Hochfeld, 66, of Stamford, Connecticut, was arrested at his home there this morning, Manhattan U.S. Attorney Preet Bharara said in a statement. He faces as long as 40 years in prison if convicted of both of the crimes he’s charged with.
“Berton Hochfeld and others like him who allegedly use their businesses to lure and deceive investors and then steal their money will not be tolerated by this office,” Bharara said.
Hochfeld’s business, which had a Park Avenue office in New York, functioned as general partner of the Heppelwhite Fund from which he allegedly took investor money for his own use from April 2011 to October of this year, according to a criminal complaint unsealed today.

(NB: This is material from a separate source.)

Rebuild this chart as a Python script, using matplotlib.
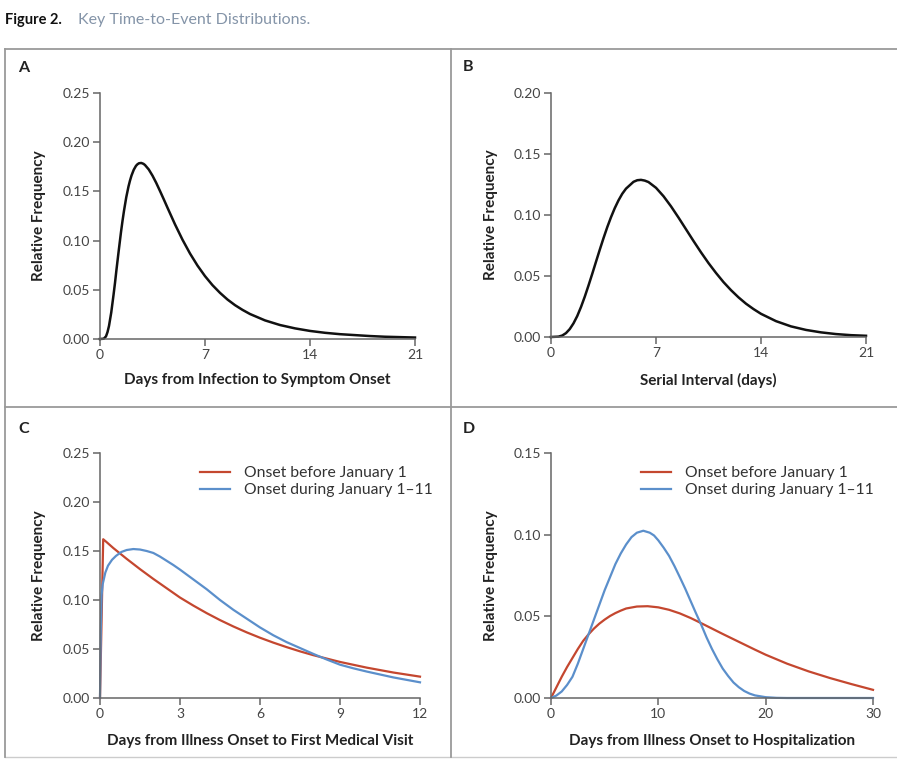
import matplotlib
matplotlib.use("Agg")
import matplotlib.pyplot as plt
from matplotlib.lines import Line2D
from matplotlib.ticker import FormatStrFormatter

plt.rcParams['font.family'] = ['Lato', 'DejaVu Sans']

# Panel A: incubation period (days from infection to symptom onset)
a_days = [0, 0.25, 0.4, 0.5, 0.6, 0.75, 0.9, 1, 1.1, 1.25, 1.4, 1.5, 1.6, 1.75, 1.9, 2,
          2.1, 2.25, 2.4, 2.5, 2.6, 2.75, 2.9, 3, 3.25, 3.5, 3.75, 4, 4.25, 4.5, 5, 5.5,
          6, 6.5, 7, 7.5, 8, 8.5, 9, 9.5, 10, 11, 12, 13, 14, 15, 16, 18, 19, 20, 21]
a_freq = [0, 0.0003, 0.0027, 0.007, 0.0133, 0.027, 0.0446, 0.057, 0.0707, 0.090, 0.1087,
          0.120, 0.1303, 0.144, 0.155, 0.161, 0.1661, 0.172, 0.176, 0.1776, 0.1786, 0.1789,
          0.178, 0.1768, 0.1723, 0.166, 0.1586, 0.1504, 0.142, 0.1334, 0.1165, 0.1009,
          0.0869, 0.0746, 0.0639, 0.0547, 0.0469, 0.0401, 0.0344, 0.0296, 0.0254, 0.0189,
          0.0142, 0.0108, 0.0082, 0.0063, 0.0049, 0.003, 0.0023, 0.0019, 0.0015]

# Panel B: serial interval
b_days = [0, 0.5, 0.75, 1, 1.25, 1.5, 1.75, 2, 2.25, 2.5, 2.75, 3, 3.25, 3.5, 3.75, 4,
          4.25, 4.5, 4.75, 5, 5.5, 5.75, 6, 6.25, 6.5, 7, 7.5, 8, 8.5, 9, 9.5, 10, 10.5,
          11, 11.5, 12, 12.5, 13, 13.5, 14, 15, 16, 17, 18, 19, 20, 21]
b_freq = [0, 0.0003, 0.0012, 0.0032, 0.0065, 0.0112, 0.0172, 0.0246, 0.033, 0.0422,
          0.0518, 0.0617, 0.0715, 0.081, 0.090, 0.0982, 0.1056, 0.112, 0.1174, 0.1216,
          0.1272, 0.1285, 0.1288, 0.1282, 0.127, 0.1223, 0.1154, 0.1071, 0.0979, 0.0883,
          0.0787, 0.0694, 0.0606, 0.0525, 0.045, 0.0384, 0.0325, 0.0273, 0.0229, 0.019,
          0.013, 0.0087, 0.0058, 0.0038, 0.0024, 0.0015, 0.001]

# Panel C: onset to first medical visit
c_red_days = [0, 0.12, 0.25, 0.5, 0.75, 1, 1.5, 2, 2.5, 3, 3.5, 4, 4.5, 5, 5.5, 6, 6.5,
              7, 7.5, 8, 9, 10, 11, 12]
c_red_freq = [0, 0.162, 0.159, 0.153, 0.1475, 0.142, 0.1315, 0.1215, 0.112, 0.1025,
              0.0943, 0.0866, 0.0795, 0.073, 0.067, 0.0615, 0.0565, 0.0519, 0.0476,
              0.0437, 0.0368, 0.031, 0.026, 0.0218]
c_blue_days = [0, 0.03, 0.06, 0.1, 0.2, 0.3, 0.45, 0.6, 0.8, 1.0, 1.25, 1.5, 1.75, 2,
               2.25, 2.5, 2.75, 3, 3.25, 3.5, 3.75, 4, 4.25, 4.5, 4.75, 5, 5.25, 5.5,
               5.75, 6, 6.5, 7, 7.5, 8, 8.5, 9, 9.5, 10, 11, 12]
c_blue_freq = [0, 0.07, 0.105, 0.116, 0.128, 0.135, 0.141, 0.145, 0.149, 0.151, 0.152,
               0.1515, 0.150, 0.148, 0.1443, 0.140, 0.1357, 0.131, 0.126, 0.121, 0.116,
               0.111, 0.1055, 0.100, 0.095, 0.090, 0.0855, 0.081, 0.0765, 0.072, 0.064,
               0.057, 0.051, 0.045, 0.0393, 0.034, 0.0303, 0.027, 0.021, 0.016]

# Panel D: onset to hospitalization
d_red_days = [0, 0.5, 1, 1.5, 2, 2.5, 3, 3.5, 4, 4.5, 5, 5.5, 6, 6.5, 7, 8, 9, 10, 11,
              12, 13, 14, 15, 16, 17, 18, 19, 20, 22, 24, 26, 28, 30]
d_red_freq = [0, 0.0065, 0.013, 0.019, 0.0245, 0.030, 0.035, 0.039, 0.0425, 0.0455,
              0.048, 0.0502, 0.052, 0.0535, 0.0548, 0.056, 0.0562, 0.0555, 0.054, 0.0518,
              0.049, 0.0458, 0.0425, 0.0392, 0.036, 0.0328, 0.0296, 0.0265, 0.021,
              0.0163, 0.0122, 0.0085, 0.005]
d_blue_days = [0, 0.5, 1, 1.5, 2, 2.5, 3, 3.5, 4, 4.5, 5, 5.5, 6, 6.5, 7, 7.5, 8, 8.6,
               9.2, 9.6, 10, 10.5, 11, 11.5, 12, 12.5, 13, 13.5, 14, 14.5, 15, 15.5, 16,
               16.5, 17, 17.5, 18, 18.5, 19, 20, 21, 22, 30]
d_blue_freq = [0, 0.0015, 0.004, 0.008, 0.013, 0.021, 0.030, 0.039, 0.048, 0.057, 0.066,
               0.074, 0.082, 0.0885, 0.094, 0.0985, 0.1012, 0.1024, 0.1012, 0.0995, 0.0965,
               0.092, 0.087, 0.0808, 0.074, 0.067, 0.0595, 0.052, 0.0448, 0.037, 0.030,
               0.0237, 0.018, 0.0135, 0.0095, 0.0066, 0.0043, 0.0027, 0.0016, 0.0005,
               0.0001, 0, 0]

legend_labels = ['Onset before January 1', 'Onset during January 1\u201311']

RED = '#c4472f'
BLUE = '#5b8fcb'
W, H = 897, 761

fig = plt.figure(figsize=(W / 100, H / 100), dpi=100)


def px_axes(left, right, bottom, top):
    return fig.add_axes([left / W, 1 - bottom / H, (right - left) / W, (bottom - top) / H])


def style(ax, xmax, xticks, ymax, yticks, xlabel, ylab_x, xlab_y):
    ax.set_xlim(0, xmax)
    ax.set_ylim(0, ymax)
    ax.patch.set_alpha(0)
    for s in ['top', 'right']:
        ax.spines[s].set_visible(False)
    for s in ['left', 'bottom']:
        ax.spines[s].set_color('#666666')
        ax.spines[s].set_linewidth(1.1)
    ax.set_xticks(xticks)
    ax.set_yticks(yticks)
    ax.yaxis.set_major_formatter(FormatStrFormatter('%.2f'))
    ax.tick_params(direction='out', length=5, width=1.1, color='#666666',
                   labelsize=10, labelcolor='#444444', pad=2)
    ax.set_xlabel(xlabel, fontsize=11, fontweight='bold', color='#222222')
    ax.set_ylabel('Relative Frequency', fontsize=11, fontweight='bold', color='#222222')
    ax.xaxis.set_label_coords(0.5, xlab_y)
    ax.yaxis.set_label_coords(ylab_x, 0.5)


# A
ax_a = px_axes(100, 415, 339, 93)
ax_a.plot(a_days, a_freq, color='#111111', lw=1.8, clip_on=False)
style(ax_a, 21, [0, 7, 14, 21], 0.25, [0, 0.05, 0.10, 0.15, 0.20, 0.25],
      'Days from Infection to Symptom Onset', -0.172, -0.14)

# B
ax_b = px_axes(551, 866, 337, 93)
ax_b.plot(b_days, b_freq, color='#111111', lw=1.8, clip_on=False)
style(ax_b, 21, [0, 7, 14, 21], 0.20, [0, 0.05, 0.10, 0.15, 0.20],
      'Serial Interval (days)', -0.168, -0.149)

# C
ax_c = px_axes(100, 420, 698, 453)
ax_c.plot(c_red_days, c_red_freq, color=RED, lw=1.6, clip_on=False, label=legend_labels[0])
ax_c.plot(c_blue_days, c_blue_freq, color=BLUE, lw=1.6, clip_on=False, label=legend_labels[1])
style(ax_c, 12, [0, 3, 6, 9, 12], 0.25, [0, 0.05, 0.10, 0.15, 0.20, 0.25],
      'Days from Illness Onset to First Medical Visit', -0.17, -0.147)

# D
ax_d = px_axes(551, 873, 698, 453)
ax_d.plot(d_red_days, d_red_freq, color=RED, lw=1.6, clip_on=False, label=legend_labels[0])
ax_d.plot(d_blue_days, d_blue_freq, color=BLUE, lw=1.6, clip_on=False, label=legend_labels[1])
style(ax_d, 30, [0, 10, 20, 30], 0.15, [0, 0.05, 0.10, 0.15],
      'Days from Illness Onset to Hospitalization', -0.165, -0.147)

for ax, lx in [(ax_c, 200), (ax_d, 641)]:
    ax.legend(loc='upper left', bbox_to_anchor=(lx / W, 1 - 466 / H),
              bbox_transform=fig.transFigure, frameon=False, fontsize=11.3,
              handlelength=1.9, handletextpad=0.93, labelspacing=0.22,
              borderpad=0, borderaxespad=0, labelcolor='#333333')

# panel frames
frame = dict(color='#9a9a9a', lw=1.3)
fig.add_artist(Line2D([5 / W, 1], [1 - 49 / H] * 2, **frame))
fig.add_artist(Line2D([5 / W, 1], [1 - 407 / H] * 2, **frame))
fig.add_artist(Line2D([5 / W, 1], [1 - 757 / H] * 2, color='#cccccc', lw=1.0))
fig.add_artist(Line2D([5 / W] * 2, [1 - 49 / H, 1 - 757 / H], **frame))
fig.add_artist(Line2D([451 / W] * 2, [1 - 49 / H, 1 - 757 / H], **frame))

# panel letters
for letter, x, y in [('A', 18, 68), ('B', 463, 67), ('C', 18, 429), ('D', 463, 429)]:
    fig.text(x / W, 1 - y / H, letter, fontsize=11.5, fontweight='bold',
             color='#222222', va='center', ha='left')

# title
fig.text(5 / W, 1 - 20 / H, 'Figure 2.', fontsize=10.5, fontweight='bold',
         color='#111111', va='center')
fig.text(78 / W, 1 - 20 / H, 'Key Time-to-Event Distributions.', fontsize=11.5,
         color='#8494a8', va='center')

fig.savefig('out.png', dpi=100)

A private placement memorandum for the fund promised it would not make loans or purchase debt obligations issued by Hochfeld Capital Management or its principals, according to the complaint.
The fund’s value was falsely inflated in monthly statements Hochfeld provided to its investors to conceal his withdrawals, U.S. Federal Bureau of Investigation Special Agent Michael Howard said in the sworn complaint.

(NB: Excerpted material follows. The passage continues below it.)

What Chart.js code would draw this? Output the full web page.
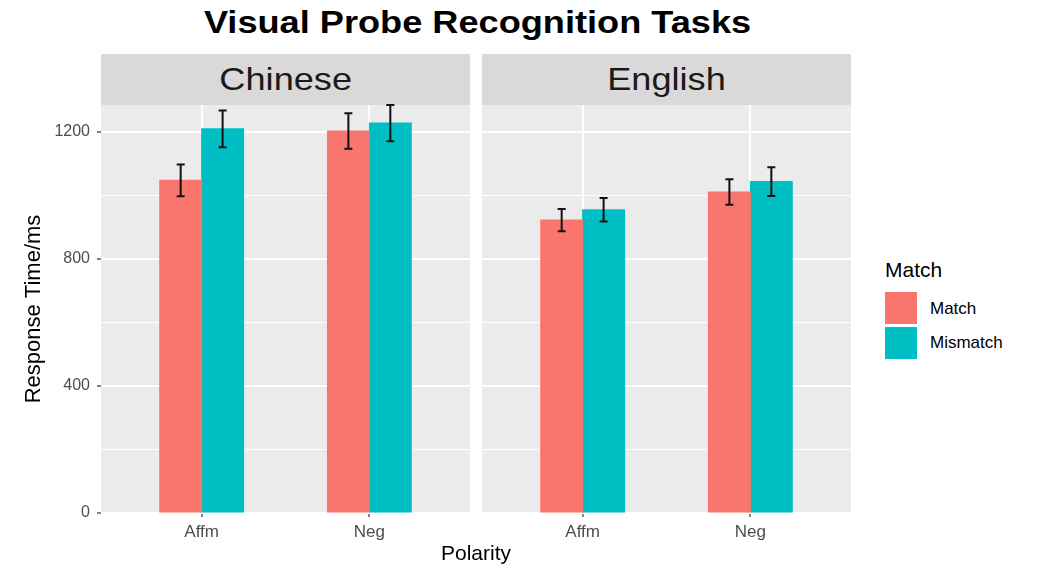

Hochfeld made an initial appearance today before U.S. Magistrate Judge Andrew Peck in New York, Bharara said.
“Mr. Hochfeld looks forward to resolving the matter promptly,” his attorney, Roland Riopelle, said in a telephone interview. He declined to comment further.
The case is U.S. v. Hochfeld, 12-mj-2897, U.S. District Court, Southern District of New York (Manhattan).